>> begin INFORMATION SUPPLIED

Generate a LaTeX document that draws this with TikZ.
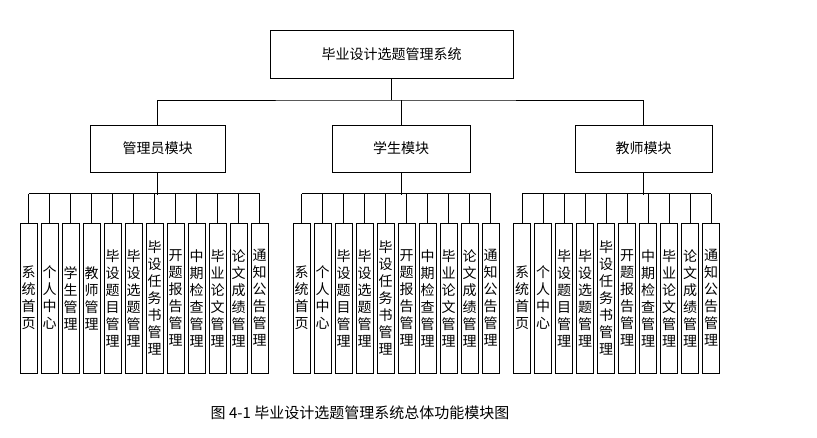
\documentclass[tikz,border=0pt]{standalone}
\usepackage{fontspec}
\setmainfont{Liberation Serif}
\newfontfamily\cjk{Noto Sans CJK SC}
\begin{document}
\begin{tikzpicture}[x=1pt,y=-1pt,
  box/.style={draw,line width=0.8pt,inner sep=0,font=\cjk\fontsize{14}{16}\selectfont},
  leaf/.style={draw,line width=0.8pt,minimum width=17pt,minimum height=150pt,inner sep=0,align=center,font=\cjk\fontsize{14}{17}\selectfont},
  ln/.style={line width=0.8pt}]
\useasboundingbox (0,0) rectangle (817,438);
\fill[white] (0,0) rectangle (817,438);
\node[box,minimum width=243pt,minimum height=48pt] (root) at (391.5,54) {毕业设计选题管理系统};
\node[box,minimum width=135pt,minimum height=47pt] (m1) at (157.5,148.5) {管理员模块};
\node[box,minimum width=138pt,minimum height=47pt] (m2) at (401,148.5) {学生模块};
\node[box,minimum width=137pt,minimum height=47pt] (m3) at (643.5,148.5) {教师模块};
\coordinate (b) at (391.5,100);
\draw[ln] (root.south) -- (b);
\draw[ln] (m1.north) |- (b) -| (m3.north);
\draw[ln] (m2.north) -- (m2.north |- b);
\newcommand\leafgroup[4]{% module, start x, count, prefix
  \foreach \i in {1,...,#3}{%
    \pgfmathsetmacro\xx{#2+21*(\i-1)}%
    \ifnum#3=12 \pgfmathtruncatemacro\k{\i-1}\else
      \pgfmathtruncatemacro\k{\i<3 ? \i-1 : \i+1}\fi
    \node[leaf] (#4\i) at (\xx,298) {\csname lbl\k\endcsname};
    \draw[ln] (#4\i.north) -- ++(0,-29);
  }
  \draw[ln] (#1.south) -- ++(0,23);
  \draw[ln] ([yshift=29pt]#41.north) -- ([yshift=29pt]#4#3.north);
}
\expandafter\def\csname lbl0\endcsname{系\\统\\首\\页}
\expandafter\def\csname lbl1\endcsname{个\\人\\中\\心}
\expandafter\def\csname lbl2\endcsname{学\\生\\管\\理}
\expandafter\def\csname lbl3\endcsname{教\\师\\管\\理}
\expandafter\def\csname lbl4\endcsname{毕\\设\\题\\目\\管\\理}
\expandafter\def\csname lbl5\endcsname{毕\\设\\选\\题\\管\\理}
\expandafter\def\csname lbl6\endcsname{毕\\设\\任\\务\\书\\管\\理}
\expandafter\def\csname lbl7\endcsname{开\\题\\报\\告\\管\\理}
\expandafter\def\csname lbl8\endcsname{中\\期\\检\\查\\管\\理}
\expandafter\def\csname lbl9\endcsname{毕\\业\\论\\文\\管\\理}
\expandafter\def\csname lbl10\endcsname{论\\文\\成\\绩\\管\\理}
\expandafter\def\csname lbl11\endcsname{通\\知\\公\\告\\管\\理}
\leafgroup{m1}{28.5}{12}{a}
\leafgroup{m2}{301.5}{10}{s}
\leafgroup{m3}{522}{10}{t}
\node[font=\cjk\fontsize{15}{18}\selectfont] (cap) at (360,413) {图 4-1 毕业设计选题管理系统总体功能模块图};
\end{tikzpicture}
\end{document}
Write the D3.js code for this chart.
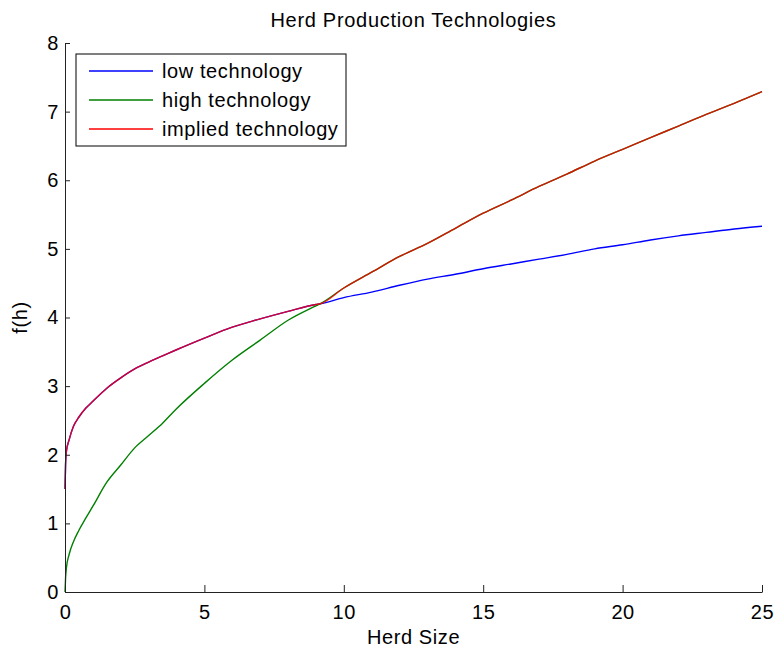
<!DOCTYPE html>
<html>
<head>
<meta charset="utf-8">
<script src="https://cdn.jsdelivr.net/npm/d3@7"></script>
<style>
  body { margin: 0; background: #fff; }
  text { font-family: "Liberation Sans", Arial, Helvetica, sans-serif; fill: #000; letter-spacing: 0.6px; }
</style>
</head>
<body>
<div class="chart-container"></div>
<script>
// herd size samples (x) and the values
let herdSize = [0, 0.02, 0.05, 0.15, 0.3, 0.5, 0.75, 1, 1.5, 2, 2.5, 3, 3.5, 4, 5, 6, 7, 8, 9, 9.15, 10, 11, 12, 13, 14, 15, 16, 17, 18, 19, 20, 21, 22, 23, 24, 25]
let lowTech = [1.5, 1.85, 2.05, 2.22, 2.41, 2.55, 2.68, 2.78, 2.97, 3.12, 3.25, 3.35, 3.44, 3.53, 3.70, 3.86, 3.98, 4.09, 4.19, 4.20, 4.29, 4.37, 4.47, 4.56, 4.63, 4.71, 4.78, 4.85, 4.92, 5.00, 5.06, 5.13, 5.19, 5.24, 5.29, 5.33]
let highTech = [0, 0.2, 0.35, 0.55, 0.73, 0.9, 1.08, 1.25, 1.6, 1.85, 2.1, 2.28, 2.46, 2.67, 3.04, 3.38, 3.67, 3.96, 4.17, 4.20, 4.43, 4.66, 4.89, 5.08, 5.30, 5.52, 5.71, 5.91, 6.09, 6.28, 6.45, 6.62, 6.79, 6.96, 7.12, 7.29]
let impliedTech = [1.5, 1.85, 2.05, 2.22, 2.41, 2.55, 2.68, 2.78, 2.97, 3.12, 3.25, 3.35, 3.44, 3.53, 3.70, 3.86, 3.98, 4.09, 4.19, 4.20, 4.43, 4.66, 4.89, 5.08, 5.30, 5.52, 5.71, 5.91, 6.09, 6.28, 6.45, 6.62, 6.79, 6.96, 7.12, 7.29]

let xTicks = [0, 5, 10, 15, 20, 25]
let yTicks = [0, 1, 2, 3, 4, 5, 6, 7, 8]
let seriesNames = ['low technology', 'high technology', 'implied technology']

let margin = { top: 43, right: 16, bottom: 62, left: 65 },
    fullWidth = 778, fullHeight = 654,
    width = fullWidth - margin.left - margin.right,
    height = fullHeight - margin.top - margin.bottom

let color = d3.scaleOrdinal()
  .domain(seriesNames)
  .range(['#0000ff', '#008000', '#ff0000'])

let x = d3.scaleLinear().domain([0, 25]).range([0, width])
let y = d3.scaleLinear().domain([0, 8]).range([height, 0])

let svgRoot = d3.select('.chart-container')
  .append('svg')
  .attr('width', fullWidth)
  .attr('height', fullHeight)

let svg = svgRoot.append('g')
  .attr('transform', `translate(${margin.left},${margin.top})`)

let series = [
  { name: seriesNames[0], values: lowTech, opacity: 1 },
  { name: seriesNames[1], values: highTech, opacity: 1 },
  { name: seriesNames[2], values: impliedTech, opacity: 0.82 }
]

let line = d3.line()
  .x(function (d) { return x(d[0]) })
  .y(function (d) { return y(d[1]) })
  .curve(d3.curveMonotoneX)

svg.selectAll('.curve')
  .data(series)
  .enter()
  .append('path')
  .attr('class', 'curve')
  .attr('fill', 'none')
  .attr('stroke', d => color(d.name))
  .attr('stroke-opacity', d => d.opacity)
  .attr('stroke-width', 1.4)
  .attr('d', d => line(herdSize.map((h, i) => [h, d.values[i]])))

// axes, ticks pointing inward, no box
let xAxis = svg.append('g')
  .attr('transform', `translate(0,${height})`)
  .call(d3.axisBottom(x).tickValues(xTicks).tickSizeInner(-7).tickSizeOuter(0).tickPadding(13))
let yAxis = svg.append('g')
  .call(d3.axisLeft(y).tickValues(yTicks).tickSizeInner(-5).tickSizeOuter(0).tickPadding(6))

;[xAxis, yAxis].forEach(ax => {
  ax.select('.domain').attr('stroke', '#222').attr('stroke-width', 1)
  ax.selectAll('.tick line').attr('stroke', '#222')
  ax.selectAll('.tick text')
    .style('font-family', '"Liberation Sans", Arial, sans-serif')
    .style('font-size', '20px')
    .attr('fill', '#000')
})

// titles
svg.append('text')
  .attr('x', width / 2)
  .attr('y', -16)
  .attr('text-anchor', 'middle')
  .style('font-size', '20px')
  .style('letter-spacing', '0.7px')
  .text('Herd Production Technologies')

svg.append('text')
  .attr('x', width / 2)
  .attr('y', height + 52)
  .attr('text-anchor', 'middle')
  .style('font-size', '20px')
  .text('Herd Size')

svg.append('text')
  .attr('transform', `translate(${-38},${height / 2}) rotate(-90)`)
  .attr('text-anchor', 'middle')
  .style('font-size', '20px')
  .text('f(h)')

// legend
let legend = svg.append('g')
  .attr('transform', 'translate(11,11)')

legend.append('rect')
  .attr('width', 270)
  .attr('height', 92)
  .attr('fill', '#fff')
  .attr('stroke', '#000')
  .attr('stroke-width', 1)

let item = legend.selectAll('.item')
  .data(seriesNames)
  .enter()
  .append('g')
  .attr('class', 'item')
  .attr('transform', (d, i) => `translate(0,${17 + i * 29})`)

item.append('line')
  .attr('x1', 13)
  .attr('x2', 77)
  .attr('stroke', d => color(d))
  .attr('stroke-width', 1.4)

item.append('text')
  .attr('x', 86)
  .attr('dy', '0.35em')
  .style('font-size', '20px')
  .text(d => d)
</script>
</body>
</html>
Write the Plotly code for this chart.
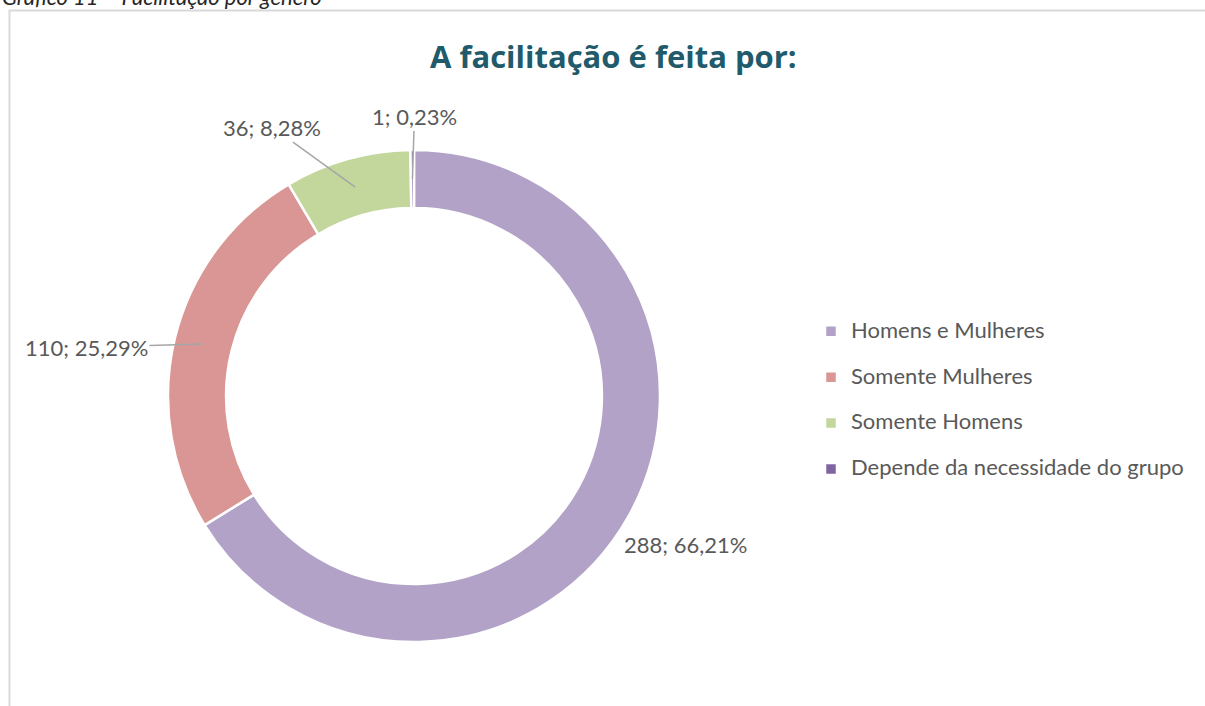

>> end INFORMATION SUPPLIED

Search the listing above for the string "this". Copy every line that contains it.

■ **RESULT**:
Generate a LaTeX document that draws this with TikZ.
Write the D3.js code for this chart.
Write the Plotly code for this chart.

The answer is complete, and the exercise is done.